Mesquista: A adjudicação inicia-se com um aviso escrito, veiculado de uma parte à outra, contendo uma descrição do ponto a ser decidido e a pretensão dessa parte requerente. Se as partes não chegam a um acordo quanto ao adjudicador, uma entidade deve nomeá-lo. Aí entra, por exemplo, o Instituto de Engenharia. Após isso, como num processo judicial em miniatura, as partes apresentam suas alegações ao adjudicador. Primeiro, a parte requerente; depois, a requerida.
Qual é o prazo máximo para solucionar o impasse?
Mesquista: Todo o procedimento é desenhado para durar de 45 a 60 dias, no máximo. O adjudicado é um só, e não um painel com alguns membros. No final do prazo, uma decisão por escrito é apresentada, contendo as razões e o resultado do julgamento do adjudicador e sua determinação a respeito do pedido da parte requerente. Para tornar mais expedido o mecanismo, não é se permite reconvenção, isto é, um pedido contraposto da parte requerida, que deve iniciar sua própria adjudicação.
Por que a adjudicação é mais barata do que os demais métodos de solução de conflitos?
Marcondes: O fato de se utilizar somente um técnico em vez de três e o fato de ser muito rápido e simplificado.
Mesquista: Os ingleses tem uma descrição que explica bem a adjudicação. Chamam-na de “rough justice”. Como tal, isto é, como uma forma mais rústica e expedita de solução de controvérsias, não se tem todo o aparato de um cartório judicial ou a estrutura físicas que as câmaras arbitrais hoje costuma possuir. Igualmente, o tempo diminuto e o fato de se pagar o adjudicador pelas horas efetivamente despendidas, tornam esse mecanismo mais econômico. Por último, diferente dos Dispute Boards, o adjudicador não acompanha a obra. Em outras palavras, sua atuação é pontual e, assim, menos tempo de trabalho é gasto.
O modelo precisa ser adaptado para o uso no Brasil?
Marcondes: Penso que as adaptações do modelo são poucas. Mais importante é a necessidade de mudança do pensamento das partes envolvidas – uma verdadeira mudança de cultura.

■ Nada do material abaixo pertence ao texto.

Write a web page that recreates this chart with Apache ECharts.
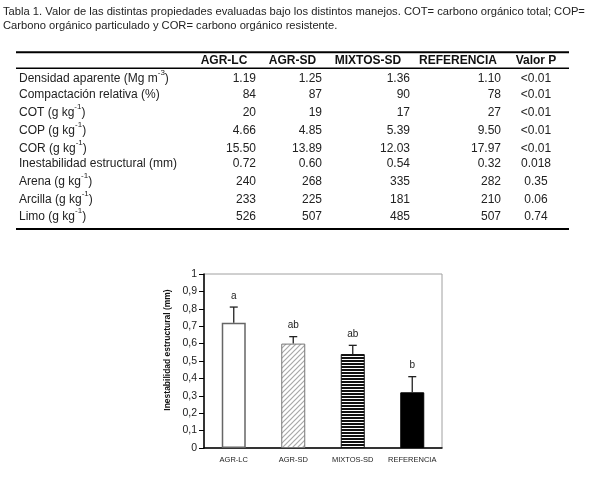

Mesquista: Temos no mundo dois tipos de adjudicação. A prevista em lei, como é hije o caso do Reino Unido, e a prevista contratualmente, como foi antigamente o sistema inglês e se pratica na Africa do Sul e em alguns outros países.  A grande diferença entre eles é que, da adjudicação contratual, não deriva um título executivo, ou seja, uma sentença que permita ao beneficiário exigir o pagamento forçado. No Brasil será assim. Portanto, nossos contratos precisarão ser adaptados para prever mecanismos de reforço à decisão do adjudicador. Não há dúvida, porém, que, como disse o Fernando, a principal mudança é de cultura.  Temos de ter presente que o Poder Judiciário não está, nem estará, aparelhado para decisões em um curtíssimo espaço de tempo e, por isso, é importante buscarmos um meio viável de viabilizar a continuidade das obras com o menor prejuízo para ambas as partes quando houver um impasse entre elas.

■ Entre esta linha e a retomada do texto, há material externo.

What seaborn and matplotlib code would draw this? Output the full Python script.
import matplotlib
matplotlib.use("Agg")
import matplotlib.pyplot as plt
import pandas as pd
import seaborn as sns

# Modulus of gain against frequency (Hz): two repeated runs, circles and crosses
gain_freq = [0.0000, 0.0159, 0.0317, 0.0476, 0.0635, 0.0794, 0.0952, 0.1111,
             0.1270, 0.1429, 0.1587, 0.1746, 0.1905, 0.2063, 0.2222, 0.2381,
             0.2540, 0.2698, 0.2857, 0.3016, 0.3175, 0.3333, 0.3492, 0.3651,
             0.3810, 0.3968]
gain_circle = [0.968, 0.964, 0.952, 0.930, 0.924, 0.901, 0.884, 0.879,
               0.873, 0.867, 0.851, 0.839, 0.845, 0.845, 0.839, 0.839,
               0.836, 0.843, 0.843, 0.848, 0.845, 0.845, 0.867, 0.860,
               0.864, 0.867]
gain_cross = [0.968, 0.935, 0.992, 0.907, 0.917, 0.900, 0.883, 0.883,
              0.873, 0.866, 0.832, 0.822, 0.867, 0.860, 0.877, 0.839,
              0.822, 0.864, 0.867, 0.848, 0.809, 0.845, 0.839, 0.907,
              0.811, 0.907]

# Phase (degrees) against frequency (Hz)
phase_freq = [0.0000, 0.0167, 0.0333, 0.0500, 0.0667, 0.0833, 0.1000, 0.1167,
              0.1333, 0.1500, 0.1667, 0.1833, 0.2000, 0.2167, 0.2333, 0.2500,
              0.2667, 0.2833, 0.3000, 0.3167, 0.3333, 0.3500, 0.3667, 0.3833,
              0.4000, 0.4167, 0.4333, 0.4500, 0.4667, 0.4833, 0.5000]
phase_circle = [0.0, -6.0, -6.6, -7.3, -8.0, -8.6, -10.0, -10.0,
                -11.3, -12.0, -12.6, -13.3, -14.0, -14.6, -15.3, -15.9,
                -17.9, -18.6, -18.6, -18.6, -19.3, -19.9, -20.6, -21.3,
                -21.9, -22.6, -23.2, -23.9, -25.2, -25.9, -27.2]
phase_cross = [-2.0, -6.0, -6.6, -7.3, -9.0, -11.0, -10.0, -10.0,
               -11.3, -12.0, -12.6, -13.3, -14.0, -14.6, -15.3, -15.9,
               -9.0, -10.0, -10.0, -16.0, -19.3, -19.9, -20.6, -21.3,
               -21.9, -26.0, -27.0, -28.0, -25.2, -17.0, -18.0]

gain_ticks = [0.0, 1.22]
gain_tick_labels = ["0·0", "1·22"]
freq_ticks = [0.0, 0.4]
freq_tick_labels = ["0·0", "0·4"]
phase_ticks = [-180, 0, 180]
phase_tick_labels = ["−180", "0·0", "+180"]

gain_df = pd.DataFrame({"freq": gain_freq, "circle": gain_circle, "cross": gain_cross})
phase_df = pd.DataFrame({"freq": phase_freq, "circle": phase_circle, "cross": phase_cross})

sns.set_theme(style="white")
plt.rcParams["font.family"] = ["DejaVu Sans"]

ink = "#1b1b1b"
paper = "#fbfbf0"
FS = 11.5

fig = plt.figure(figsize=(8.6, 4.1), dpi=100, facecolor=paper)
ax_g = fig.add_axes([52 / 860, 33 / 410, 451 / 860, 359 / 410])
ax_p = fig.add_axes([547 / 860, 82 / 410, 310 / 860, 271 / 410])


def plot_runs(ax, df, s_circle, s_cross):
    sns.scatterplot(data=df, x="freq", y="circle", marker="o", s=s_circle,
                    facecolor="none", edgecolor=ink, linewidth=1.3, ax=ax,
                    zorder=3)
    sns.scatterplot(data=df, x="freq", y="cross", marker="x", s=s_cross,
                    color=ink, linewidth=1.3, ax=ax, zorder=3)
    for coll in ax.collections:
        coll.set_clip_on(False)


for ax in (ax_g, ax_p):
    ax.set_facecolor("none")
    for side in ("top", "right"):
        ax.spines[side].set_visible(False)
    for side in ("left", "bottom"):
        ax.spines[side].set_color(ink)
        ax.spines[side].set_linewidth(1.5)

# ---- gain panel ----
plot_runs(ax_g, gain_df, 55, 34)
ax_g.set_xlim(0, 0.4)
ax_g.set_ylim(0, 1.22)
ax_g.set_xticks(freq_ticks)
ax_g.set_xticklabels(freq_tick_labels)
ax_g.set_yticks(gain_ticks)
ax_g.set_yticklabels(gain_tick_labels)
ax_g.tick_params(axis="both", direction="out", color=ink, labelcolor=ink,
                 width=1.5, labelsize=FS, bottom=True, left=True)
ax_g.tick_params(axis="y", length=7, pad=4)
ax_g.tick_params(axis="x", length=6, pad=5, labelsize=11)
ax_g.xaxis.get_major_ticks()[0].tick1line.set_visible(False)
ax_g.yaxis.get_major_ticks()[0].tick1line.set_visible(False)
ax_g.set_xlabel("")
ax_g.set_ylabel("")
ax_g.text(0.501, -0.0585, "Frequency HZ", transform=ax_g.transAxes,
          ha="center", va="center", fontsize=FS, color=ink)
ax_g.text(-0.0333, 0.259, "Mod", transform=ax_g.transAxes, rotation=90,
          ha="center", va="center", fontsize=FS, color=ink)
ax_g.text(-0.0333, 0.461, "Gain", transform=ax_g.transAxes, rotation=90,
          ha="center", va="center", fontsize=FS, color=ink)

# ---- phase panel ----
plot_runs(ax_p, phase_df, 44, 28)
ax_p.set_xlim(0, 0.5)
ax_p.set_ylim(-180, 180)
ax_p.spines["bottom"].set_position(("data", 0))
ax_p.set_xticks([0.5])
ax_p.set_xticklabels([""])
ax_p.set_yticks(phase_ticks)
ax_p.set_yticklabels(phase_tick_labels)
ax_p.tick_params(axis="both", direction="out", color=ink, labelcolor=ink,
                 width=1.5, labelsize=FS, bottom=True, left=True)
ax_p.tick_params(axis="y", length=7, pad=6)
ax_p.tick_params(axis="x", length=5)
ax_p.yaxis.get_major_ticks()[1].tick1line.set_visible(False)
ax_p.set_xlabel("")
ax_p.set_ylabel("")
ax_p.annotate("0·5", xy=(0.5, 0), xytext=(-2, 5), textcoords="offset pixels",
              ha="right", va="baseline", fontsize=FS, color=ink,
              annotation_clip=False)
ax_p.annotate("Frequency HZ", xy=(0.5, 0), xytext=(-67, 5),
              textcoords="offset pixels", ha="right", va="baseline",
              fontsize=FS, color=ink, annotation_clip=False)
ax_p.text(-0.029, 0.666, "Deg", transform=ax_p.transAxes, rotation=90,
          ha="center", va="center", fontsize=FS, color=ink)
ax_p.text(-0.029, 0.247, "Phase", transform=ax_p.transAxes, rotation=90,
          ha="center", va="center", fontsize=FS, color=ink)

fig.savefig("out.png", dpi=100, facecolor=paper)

Os motivos pelo quais a Inglaterra decidiu optar pela adjudicação são os mesmos do que o Brasil: Demora e alto custo do Judiciário?

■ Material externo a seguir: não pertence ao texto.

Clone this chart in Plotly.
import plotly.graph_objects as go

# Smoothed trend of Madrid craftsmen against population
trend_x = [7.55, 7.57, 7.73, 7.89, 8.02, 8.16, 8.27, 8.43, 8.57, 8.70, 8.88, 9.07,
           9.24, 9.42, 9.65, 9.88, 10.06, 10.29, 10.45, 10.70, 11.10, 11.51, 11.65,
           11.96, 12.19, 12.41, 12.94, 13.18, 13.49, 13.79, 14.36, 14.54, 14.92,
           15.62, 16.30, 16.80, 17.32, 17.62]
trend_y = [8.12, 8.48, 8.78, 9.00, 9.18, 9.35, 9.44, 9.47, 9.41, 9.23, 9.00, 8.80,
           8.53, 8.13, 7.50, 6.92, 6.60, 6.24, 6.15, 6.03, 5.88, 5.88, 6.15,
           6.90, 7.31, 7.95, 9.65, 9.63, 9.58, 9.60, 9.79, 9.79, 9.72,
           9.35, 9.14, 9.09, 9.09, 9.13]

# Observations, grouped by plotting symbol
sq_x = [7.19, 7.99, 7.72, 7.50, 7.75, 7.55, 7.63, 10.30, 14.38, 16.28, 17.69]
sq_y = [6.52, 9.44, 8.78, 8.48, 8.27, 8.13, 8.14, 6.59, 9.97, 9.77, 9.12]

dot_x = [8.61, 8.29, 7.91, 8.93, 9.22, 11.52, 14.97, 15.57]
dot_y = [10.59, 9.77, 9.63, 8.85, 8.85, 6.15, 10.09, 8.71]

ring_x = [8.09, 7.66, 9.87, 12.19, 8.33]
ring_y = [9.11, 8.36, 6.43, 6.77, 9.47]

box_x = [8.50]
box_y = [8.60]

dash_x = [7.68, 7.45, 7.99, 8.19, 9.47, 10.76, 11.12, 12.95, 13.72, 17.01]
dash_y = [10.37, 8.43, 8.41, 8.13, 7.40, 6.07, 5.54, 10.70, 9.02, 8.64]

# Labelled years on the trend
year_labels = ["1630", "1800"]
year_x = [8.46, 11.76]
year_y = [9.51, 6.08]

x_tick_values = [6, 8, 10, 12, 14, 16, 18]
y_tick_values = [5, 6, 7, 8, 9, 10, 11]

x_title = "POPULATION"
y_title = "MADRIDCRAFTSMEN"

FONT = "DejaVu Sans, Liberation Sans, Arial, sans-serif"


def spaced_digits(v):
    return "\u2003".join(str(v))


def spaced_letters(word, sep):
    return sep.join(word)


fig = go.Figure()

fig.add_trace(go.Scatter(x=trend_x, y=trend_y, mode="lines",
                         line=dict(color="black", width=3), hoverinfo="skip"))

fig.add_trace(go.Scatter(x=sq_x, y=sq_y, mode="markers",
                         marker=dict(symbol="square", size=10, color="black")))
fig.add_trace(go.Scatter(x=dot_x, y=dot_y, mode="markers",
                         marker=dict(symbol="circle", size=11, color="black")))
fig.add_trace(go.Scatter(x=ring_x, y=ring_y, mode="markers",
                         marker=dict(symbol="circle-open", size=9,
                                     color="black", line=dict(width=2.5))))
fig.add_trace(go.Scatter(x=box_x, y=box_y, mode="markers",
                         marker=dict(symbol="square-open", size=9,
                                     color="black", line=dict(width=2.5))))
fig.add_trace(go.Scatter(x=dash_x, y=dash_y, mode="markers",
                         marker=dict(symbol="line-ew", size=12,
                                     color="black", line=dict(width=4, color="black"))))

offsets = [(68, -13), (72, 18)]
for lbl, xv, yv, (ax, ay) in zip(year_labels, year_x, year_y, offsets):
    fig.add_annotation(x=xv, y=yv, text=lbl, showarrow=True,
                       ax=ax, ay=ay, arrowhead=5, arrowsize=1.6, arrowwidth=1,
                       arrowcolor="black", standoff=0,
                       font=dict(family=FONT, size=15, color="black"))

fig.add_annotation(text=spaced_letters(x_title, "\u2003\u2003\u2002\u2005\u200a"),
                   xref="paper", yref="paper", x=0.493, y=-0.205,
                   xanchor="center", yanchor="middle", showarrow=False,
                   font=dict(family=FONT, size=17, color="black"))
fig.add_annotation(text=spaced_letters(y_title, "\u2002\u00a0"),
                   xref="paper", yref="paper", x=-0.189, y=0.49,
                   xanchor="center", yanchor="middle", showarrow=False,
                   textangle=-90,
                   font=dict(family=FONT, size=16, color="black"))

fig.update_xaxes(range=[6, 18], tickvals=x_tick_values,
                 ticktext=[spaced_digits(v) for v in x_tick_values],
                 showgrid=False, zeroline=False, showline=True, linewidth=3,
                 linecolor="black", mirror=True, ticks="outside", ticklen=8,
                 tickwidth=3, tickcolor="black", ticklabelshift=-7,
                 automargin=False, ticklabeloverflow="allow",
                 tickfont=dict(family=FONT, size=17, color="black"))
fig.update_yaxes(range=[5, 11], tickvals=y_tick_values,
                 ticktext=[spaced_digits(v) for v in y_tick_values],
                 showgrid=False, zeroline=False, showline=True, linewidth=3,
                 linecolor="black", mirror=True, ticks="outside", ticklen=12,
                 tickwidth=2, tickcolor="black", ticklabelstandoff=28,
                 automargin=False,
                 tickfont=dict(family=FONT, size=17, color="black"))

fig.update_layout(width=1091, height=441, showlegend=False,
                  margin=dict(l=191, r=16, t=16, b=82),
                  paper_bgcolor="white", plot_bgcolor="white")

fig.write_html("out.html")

Mesquista: Como na Inglaterra, o espírito pragmático prevaleceu e partiu-se para adjudicação como método padrão de solução de conflitos de obra. Não estamos falando de qualquer país,  mas do exato local de origem e berço do due process of law, e um dos países mais desenvolvidos no chamado direito da construção, onde há inclusive cortes altamente especializadas na matéria. Recorrer a adjudicação foi um alternativa adotada pelo próprio setor da construção, que na década de 1990 foi chamado a encontrar uma solução para melhorar os recorrentes conflitos de obra sem impedir que qualquer das partes buscassem seus direitos no Judiciário ou via arbitragem, com todas as garantias constitucionais inerentes para defesa de seus interesses. No atual cenário brasileiro, onde o Poder Judiciário não serve para tutelar com rapidez os direitos das partes e tampouco se pode pensar na arbitragem para todos os casos, é válido voltar o olhar para a experiência britânica, como estão fazendo diversos outros países, em prol de uma melhora do setor da construção.